** Begin Given material **

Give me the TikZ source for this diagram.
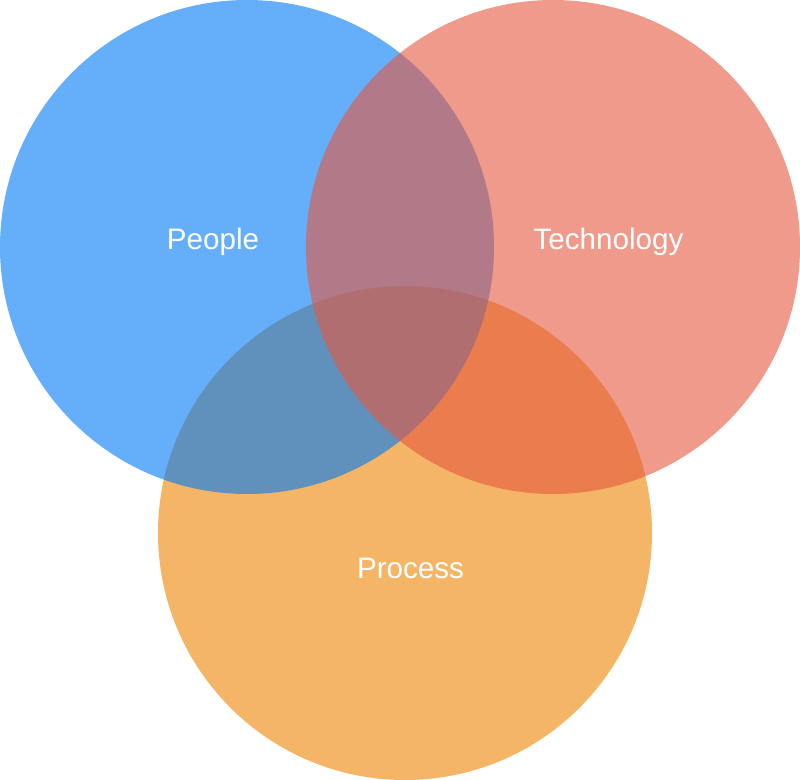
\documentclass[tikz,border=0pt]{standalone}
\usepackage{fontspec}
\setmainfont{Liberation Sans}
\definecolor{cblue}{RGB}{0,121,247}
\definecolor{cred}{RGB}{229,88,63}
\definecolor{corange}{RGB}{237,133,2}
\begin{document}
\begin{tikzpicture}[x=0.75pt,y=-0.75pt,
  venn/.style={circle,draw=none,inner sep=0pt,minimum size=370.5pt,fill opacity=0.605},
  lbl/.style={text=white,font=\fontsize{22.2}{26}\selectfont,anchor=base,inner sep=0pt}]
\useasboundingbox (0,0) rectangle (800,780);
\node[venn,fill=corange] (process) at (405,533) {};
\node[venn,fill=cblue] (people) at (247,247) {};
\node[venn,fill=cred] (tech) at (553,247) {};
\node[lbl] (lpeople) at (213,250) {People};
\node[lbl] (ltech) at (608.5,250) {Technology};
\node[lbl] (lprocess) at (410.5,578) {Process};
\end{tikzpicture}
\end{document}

** End Given material **

Problem to solve: Repeat the material above in full and exactly, apart from the pictures.

Task answer:
Give me the TikZ source for this diagram.
\documentclass[tikz,border=0pt]{standalone}
\usepackage{fontspec}
\setmainfont{Liberation Sans}
\definecolor{cblue}{RGB}{0,121,247}
\definecolor{cred}{RGB}{229,88,63}
\definecolor{corange}{RGB}{237,133,2}
\begin{document}
\begin{tikzpicture}[x=0.75pt,y=-0.75pt,
  venn/.style={circle,draw=none,inner sep=0pt,minimum size=370.5pt,fill opacity=0.605},
  lbl/.style={text=white,font=\fontsize{22.2}{26}\selectfont,anchor=base,inner sep=0pt}]
\useasboundingbox (0,0) rectangle (800,780);
\node[venn,fill=corange] (process) at (405,533) {};
\node[venn,fill=cblue] (people) at (247,247) {};
\node[venn,fill=cred] (tech) at (553,247) {};
\node[lbl] (lpeople) at (213,250) {People};
\node[lbl] (ltech) at (608.5,250) {Technology};
\node[lbl] (lprocess) at (410.5,578) {Process};
\end{tikzpicture}
\end{document}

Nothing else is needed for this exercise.